» **Aim of the exercise**
Skip every picture, and extract verbatim the lines from the line containing "Clone this chart in matplotlib." to the line containing "plt.rcParams['axes.unicode_minus'] = False", both lines included.
┄┄┄┄┄┄┄┄┄┄┄┄┄┄┄┄┄┄┄┄
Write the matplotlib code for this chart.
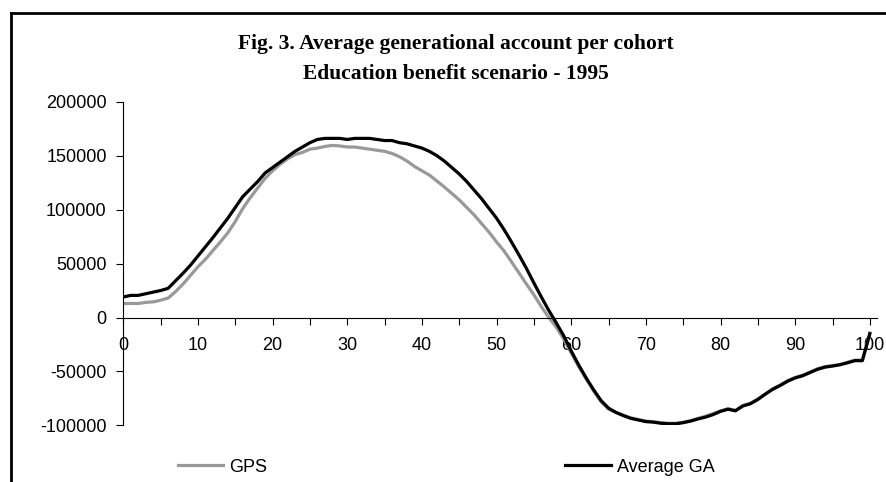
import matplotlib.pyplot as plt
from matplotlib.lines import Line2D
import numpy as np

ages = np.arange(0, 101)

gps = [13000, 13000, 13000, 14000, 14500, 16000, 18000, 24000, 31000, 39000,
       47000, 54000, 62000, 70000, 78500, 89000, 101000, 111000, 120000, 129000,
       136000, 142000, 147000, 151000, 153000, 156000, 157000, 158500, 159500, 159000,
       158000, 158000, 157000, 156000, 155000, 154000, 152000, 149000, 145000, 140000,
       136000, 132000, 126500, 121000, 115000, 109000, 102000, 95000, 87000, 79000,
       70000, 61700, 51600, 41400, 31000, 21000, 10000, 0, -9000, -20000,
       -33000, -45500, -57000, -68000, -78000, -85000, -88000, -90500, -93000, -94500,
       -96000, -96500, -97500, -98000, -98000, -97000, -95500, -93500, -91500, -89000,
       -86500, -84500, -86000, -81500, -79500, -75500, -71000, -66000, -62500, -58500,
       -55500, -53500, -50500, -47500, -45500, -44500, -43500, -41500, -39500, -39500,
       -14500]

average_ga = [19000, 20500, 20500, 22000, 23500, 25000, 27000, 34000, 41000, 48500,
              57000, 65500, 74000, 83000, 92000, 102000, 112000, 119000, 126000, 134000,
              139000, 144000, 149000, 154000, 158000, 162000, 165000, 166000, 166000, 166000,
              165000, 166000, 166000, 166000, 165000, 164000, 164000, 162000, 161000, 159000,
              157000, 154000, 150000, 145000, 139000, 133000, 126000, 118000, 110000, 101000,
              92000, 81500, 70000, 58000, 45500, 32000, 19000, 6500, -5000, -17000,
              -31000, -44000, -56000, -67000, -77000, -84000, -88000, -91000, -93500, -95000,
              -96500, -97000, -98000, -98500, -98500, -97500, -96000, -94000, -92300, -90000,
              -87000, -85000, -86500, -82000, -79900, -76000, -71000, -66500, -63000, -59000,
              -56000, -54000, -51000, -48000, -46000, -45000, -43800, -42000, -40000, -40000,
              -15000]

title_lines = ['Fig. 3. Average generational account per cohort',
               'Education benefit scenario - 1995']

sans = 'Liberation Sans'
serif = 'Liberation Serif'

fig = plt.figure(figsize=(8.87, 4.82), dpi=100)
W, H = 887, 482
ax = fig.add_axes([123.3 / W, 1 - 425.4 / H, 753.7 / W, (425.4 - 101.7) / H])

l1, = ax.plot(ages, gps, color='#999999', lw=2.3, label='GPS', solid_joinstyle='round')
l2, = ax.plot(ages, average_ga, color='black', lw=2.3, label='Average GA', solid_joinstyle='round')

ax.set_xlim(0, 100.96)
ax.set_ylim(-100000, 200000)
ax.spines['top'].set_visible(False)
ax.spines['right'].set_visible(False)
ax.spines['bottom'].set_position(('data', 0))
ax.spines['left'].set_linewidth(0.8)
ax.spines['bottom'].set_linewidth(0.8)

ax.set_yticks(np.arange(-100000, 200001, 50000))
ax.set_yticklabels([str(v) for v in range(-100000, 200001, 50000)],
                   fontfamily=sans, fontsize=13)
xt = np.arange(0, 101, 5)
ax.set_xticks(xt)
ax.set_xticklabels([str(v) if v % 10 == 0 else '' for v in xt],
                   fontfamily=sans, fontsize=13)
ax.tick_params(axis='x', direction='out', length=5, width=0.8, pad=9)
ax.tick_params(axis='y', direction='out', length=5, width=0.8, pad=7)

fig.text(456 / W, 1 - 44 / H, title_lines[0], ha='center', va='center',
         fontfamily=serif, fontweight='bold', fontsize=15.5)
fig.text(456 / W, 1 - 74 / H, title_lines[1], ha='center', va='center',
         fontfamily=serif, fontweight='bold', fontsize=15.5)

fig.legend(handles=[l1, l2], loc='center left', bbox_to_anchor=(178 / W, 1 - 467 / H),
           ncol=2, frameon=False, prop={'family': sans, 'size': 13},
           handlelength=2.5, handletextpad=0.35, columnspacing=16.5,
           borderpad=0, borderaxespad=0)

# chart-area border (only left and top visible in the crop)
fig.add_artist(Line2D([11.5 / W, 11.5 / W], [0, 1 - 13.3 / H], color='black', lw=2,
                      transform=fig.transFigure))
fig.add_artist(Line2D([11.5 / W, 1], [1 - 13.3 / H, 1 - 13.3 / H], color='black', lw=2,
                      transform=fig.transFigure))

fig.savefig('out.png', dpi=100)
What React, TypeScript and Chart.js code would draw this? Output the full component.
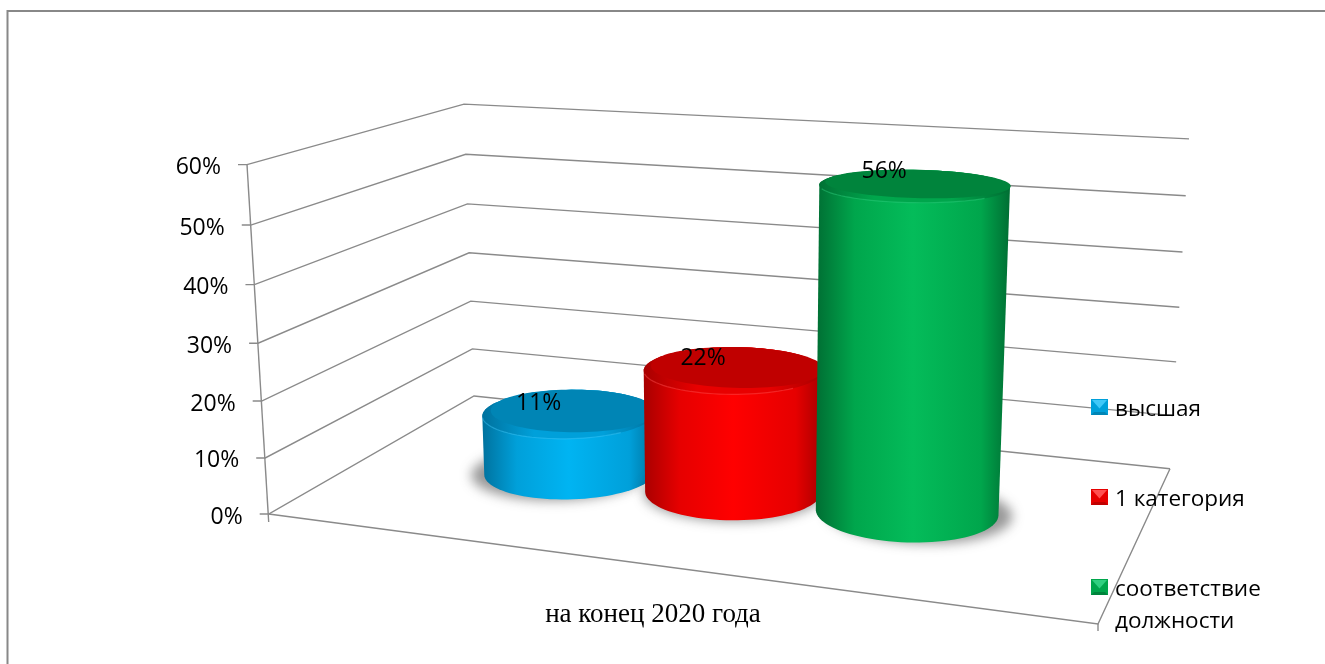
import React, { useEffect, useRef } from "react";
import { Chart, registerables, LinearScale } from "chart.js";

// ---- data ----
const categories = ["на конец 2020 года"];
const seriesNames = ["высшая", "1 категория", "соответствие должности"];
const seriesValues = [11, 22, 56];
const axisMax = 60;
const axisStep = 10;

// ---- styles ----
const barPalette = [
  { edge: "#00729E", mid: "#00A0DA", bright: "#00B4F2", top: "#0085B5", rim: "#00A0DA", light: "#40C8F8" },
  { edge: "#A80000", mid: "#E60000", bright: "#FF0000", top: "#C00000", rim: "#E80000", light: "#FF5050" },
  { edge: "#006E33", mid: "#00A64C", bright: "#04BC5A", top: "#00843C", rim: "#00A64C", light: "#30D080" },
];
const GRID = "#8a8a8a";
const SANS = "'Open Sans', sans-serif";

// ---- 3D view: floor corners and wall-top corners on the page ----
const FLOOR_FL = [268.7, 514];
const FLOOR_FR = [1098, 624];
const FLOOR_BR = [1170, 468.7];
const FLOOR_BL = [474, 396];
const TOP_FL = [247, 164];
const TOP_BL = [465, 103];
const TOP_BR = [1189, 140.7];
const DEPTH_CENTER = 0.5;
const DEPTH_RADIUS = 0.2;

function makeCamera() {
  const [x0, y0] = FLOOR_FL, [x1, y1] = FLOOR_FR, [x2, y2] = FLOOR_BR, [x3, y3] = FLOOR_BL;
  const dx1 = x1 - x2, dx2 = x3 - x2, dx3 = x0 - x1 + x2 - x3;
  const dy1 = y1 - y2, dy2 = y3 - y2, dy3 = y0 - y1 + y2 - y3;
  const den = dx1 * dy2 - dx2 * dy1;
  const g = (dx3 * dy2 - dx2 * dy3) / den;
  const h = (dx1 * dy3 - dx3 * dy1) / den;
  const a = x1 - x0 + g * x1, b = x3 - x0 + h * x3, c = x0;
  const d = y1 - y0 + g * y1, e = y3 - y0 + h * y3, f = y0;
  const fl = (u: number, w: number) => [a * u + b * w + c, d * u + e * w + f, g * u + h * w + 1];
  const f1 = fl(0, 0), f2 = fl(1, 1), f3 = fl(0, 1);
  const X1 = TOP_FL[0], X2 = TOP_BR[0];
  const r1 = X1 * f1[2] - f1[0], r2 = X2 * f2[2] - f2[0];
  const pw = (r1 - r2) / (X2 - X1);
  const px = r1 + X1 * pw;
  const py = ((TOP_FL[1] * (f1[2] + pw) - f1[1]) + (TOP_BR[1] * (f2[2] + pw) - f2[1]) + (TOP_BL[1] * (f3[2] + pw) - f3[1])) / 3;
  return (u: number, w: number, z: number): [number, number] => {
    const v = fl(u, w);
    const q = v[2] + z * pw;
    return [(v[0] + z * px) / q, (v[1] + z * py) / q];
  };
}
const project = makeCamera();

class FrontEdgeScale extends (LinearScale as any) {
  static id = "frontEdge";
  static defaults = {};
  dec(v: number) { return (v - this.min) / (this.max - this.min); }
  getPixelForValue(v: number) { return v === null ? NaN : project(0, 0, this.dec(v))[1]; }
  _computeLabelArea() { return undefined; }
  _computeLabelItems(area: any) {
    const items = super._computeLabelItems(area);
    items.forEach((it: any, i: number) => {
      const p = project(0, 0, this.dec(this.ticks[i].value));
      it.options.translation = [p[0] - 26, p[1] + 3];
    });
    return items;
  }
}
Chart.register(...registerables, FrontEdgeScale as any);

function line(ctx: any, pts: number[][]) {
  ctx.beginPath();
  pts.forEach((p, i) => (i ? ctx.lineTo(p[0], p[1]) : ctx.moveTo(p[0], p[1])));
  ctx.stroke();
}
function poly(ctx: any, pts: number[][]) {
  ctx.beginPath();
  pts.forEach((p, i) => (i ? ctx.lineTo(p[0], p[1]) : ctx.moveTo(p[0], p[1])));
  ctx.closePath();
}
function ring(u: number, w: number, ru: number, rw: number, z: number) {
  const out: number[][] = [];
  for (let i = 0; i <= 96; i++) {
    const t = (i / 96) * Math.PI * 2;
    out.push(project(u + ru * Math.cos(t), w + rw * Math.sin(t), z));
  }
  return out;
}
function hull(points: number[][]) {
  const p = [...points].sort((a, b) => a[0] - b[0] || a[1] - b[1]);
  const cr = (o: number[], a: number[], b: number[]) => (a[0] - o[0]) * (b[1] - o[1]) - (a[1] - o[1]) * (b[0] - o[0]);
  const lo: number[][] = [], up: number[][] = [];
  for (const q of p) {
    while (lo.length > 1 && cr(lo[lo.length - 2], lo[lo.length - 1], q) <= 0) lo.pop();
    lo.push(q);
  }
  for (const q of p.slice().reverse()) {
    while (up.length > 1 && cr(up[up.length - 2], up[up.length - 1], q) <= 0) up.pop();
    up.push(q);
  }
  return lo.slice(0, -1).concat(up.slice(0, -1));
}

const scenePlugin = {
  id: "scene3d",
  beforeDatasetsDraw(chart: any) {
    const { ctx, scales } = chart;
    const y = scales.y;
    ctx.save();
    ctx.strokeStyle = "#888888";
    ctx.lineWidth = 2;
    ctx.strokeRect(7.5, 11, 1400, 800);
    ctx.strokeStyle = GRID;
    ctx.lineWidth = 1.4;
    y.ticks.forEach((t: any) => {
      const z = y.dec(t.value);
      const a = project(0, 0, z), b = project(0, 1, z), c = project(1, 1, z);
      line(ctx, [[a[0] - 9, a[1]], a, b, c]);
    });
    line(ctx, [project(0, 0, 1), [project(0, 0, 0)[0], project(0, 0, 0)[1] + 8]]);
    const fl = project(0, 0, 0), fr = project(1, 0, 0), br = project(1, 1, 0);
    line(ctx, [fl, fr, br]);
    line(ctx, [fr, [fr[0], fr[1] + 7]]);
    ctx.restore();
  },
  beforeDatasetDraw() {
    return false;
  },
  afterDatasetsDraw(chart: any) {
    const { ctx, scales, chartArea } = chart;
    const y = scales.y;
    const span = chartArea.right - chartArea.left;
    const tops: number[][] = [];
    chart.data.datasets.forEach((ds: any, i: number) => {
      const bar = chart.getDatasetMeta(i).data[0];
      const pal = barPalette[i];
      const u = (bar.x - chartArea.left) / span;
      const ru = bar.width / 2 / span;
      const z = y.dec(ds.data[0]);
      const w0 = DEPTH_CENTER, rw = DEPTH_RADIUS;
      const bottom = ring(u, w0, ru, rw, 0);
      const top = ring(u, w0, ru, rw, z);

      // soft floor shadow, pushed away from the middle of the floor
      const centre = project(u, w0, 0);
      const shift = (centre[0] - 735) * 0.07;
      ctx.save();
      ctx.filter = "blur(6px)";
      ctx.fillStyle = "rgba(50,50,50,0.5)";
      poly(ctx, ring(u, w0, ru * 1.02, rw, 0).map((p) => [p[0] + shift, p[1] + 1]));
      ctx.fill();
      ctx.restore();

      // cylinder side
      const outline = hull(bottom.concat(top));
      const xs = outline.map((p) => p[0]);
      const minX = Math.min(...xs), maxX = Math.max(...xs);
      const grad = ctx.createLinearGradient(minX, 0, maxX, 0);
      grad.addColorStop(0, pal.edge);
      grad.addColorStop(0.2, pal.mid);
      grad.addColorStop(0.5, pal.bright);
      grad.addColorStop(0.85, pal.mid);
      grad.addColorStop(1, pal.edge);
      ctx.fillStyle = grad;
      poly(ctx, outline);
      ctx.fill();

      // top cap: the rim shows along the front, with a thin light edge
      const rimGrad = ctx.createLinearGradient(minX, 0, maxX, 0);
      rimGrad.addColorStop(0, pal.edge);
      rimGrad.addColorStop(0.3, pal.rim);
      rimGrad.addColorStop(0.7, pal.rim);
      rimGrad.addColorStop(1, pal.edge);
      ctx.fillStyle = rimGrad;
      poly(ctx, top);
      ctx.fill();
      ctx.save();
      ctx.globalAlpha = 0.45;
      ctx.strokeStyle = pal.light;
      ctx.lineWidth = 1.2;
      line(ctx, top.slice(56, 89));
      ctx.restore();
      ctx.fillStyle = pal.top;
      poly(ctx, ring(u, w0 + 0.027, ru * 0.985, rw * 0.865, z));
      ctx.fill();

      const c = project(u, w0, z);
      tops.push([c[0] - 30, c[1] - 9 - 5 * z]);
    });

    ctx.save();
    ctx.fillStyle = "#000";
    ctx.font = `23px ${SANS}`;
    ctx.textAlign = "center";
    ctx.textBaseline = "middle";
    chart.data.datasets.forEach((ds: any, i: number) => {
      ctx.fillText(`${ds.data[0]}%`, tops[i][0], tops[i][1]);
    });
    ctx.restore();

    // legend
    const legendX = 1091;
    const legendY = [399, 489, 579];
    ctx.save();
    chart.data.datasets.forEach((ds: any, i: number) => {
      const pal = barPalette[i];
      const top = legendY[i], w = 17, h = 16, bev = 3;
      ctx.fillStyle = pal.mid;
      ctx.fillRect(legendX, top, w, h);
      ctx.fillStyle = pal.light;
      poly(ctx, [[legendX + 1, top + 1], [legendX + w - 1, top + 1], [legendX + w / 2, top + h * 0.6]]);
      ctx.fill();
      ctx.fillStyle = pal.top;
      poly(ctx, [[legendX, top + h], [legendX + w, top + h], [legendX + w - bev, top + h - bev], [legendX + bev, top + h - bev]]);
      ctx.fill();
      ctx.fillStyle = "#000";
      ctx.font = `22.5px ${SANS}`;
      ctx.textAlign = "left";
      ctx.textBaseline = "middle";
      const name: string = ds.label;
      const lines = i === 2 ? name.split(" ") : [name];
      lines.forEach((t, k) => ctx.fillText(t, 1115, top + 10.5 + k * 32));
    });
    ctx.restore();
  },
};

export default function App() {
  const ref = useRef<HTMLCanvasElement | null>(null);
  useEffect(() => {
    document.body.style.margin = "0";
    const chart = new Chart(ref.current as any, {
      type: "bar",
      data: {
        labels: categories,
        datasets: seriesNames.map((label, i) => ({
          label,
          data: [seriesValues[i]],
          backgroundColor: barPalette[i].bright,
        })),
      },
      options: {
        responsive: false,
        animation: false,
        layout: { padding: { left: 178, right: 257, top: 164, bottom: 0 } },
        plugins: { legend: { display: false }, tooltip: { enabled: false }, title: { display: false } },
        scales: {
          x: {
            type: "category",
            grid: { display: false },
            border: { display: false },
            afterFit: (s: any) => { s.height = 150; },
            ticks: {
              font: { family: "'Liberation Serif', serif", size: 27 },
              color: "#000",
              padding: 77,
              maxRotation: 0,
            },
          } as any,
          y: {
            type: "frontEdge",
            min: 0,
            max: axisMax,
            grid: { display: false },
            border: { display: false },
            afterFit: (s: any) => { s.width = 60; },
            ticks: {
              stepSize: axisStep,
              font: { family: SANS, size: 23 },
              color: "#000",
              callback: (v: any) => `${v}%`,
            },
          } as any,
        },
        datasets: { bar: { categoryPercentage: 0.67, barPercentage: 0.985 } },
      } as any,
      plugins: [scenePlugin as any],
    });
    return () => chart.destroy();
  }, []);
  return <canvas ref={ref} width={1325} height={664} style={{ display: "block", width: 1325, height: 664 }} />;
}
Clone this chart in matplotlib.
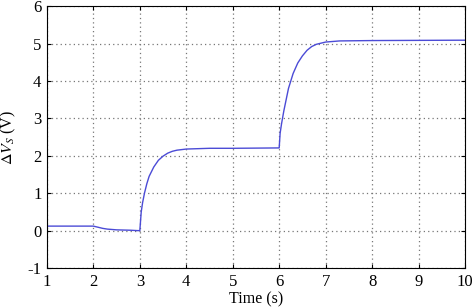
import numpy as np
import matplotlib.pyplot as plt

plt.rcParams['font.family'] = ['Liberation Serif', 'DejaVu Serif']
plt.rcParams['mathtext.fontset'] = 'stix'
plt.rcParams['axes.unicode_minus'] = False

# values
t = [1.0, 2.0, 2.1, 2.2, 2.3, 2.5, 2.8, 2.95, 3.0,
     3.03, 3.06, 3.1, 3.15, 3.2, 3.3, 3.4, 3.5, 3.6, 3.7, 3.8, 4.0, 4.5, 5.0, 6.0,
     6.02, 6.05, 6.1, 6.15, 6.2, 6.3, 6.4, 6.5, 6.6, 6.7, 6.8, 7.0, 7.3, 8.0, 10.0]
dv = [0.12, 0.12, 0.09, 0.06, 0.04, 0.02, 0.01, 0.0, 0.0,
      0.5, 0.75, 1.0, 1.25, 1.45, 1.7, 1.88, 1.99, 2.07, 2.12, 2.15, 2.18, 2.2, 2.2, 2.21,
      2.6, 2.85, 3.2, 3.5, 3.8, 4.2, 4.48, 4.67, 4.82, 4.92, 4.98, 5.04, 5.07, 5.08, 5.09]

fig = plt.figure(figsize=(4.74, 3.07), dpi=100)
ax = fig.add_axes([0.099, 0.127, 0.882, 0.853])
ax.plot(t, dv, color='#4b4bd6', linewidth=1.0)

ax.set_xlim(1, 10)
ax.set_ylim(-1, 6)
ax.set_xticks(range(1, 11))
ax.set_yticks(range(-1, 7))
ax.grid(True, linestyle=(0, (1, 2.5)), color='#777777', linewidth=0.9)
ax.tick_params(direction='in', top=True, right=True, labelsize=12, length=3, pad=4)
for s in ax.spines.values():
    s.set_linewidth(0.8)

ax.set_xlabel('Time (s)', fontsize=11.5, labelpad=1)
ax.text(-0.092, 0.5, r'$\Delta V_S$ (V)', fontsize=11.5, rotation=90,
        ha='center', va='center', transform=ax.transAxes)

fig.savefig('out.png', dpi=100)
┄┄┄┄┄┄┄┄┄┄┄┄┄┄┄┄┄┄┄┄
» **Finished exercise**
Clone this chart in matplotlib.
import numpy as np
import matplotlib.pyplot as plt

plt.rcParams['font.family'] = ['Liberation Serif', 'DejaVu Serif']
plt.rcParams['mathtext.fontset'] = 'stix'
plt.rcParams['axes.unicode_minus'] = False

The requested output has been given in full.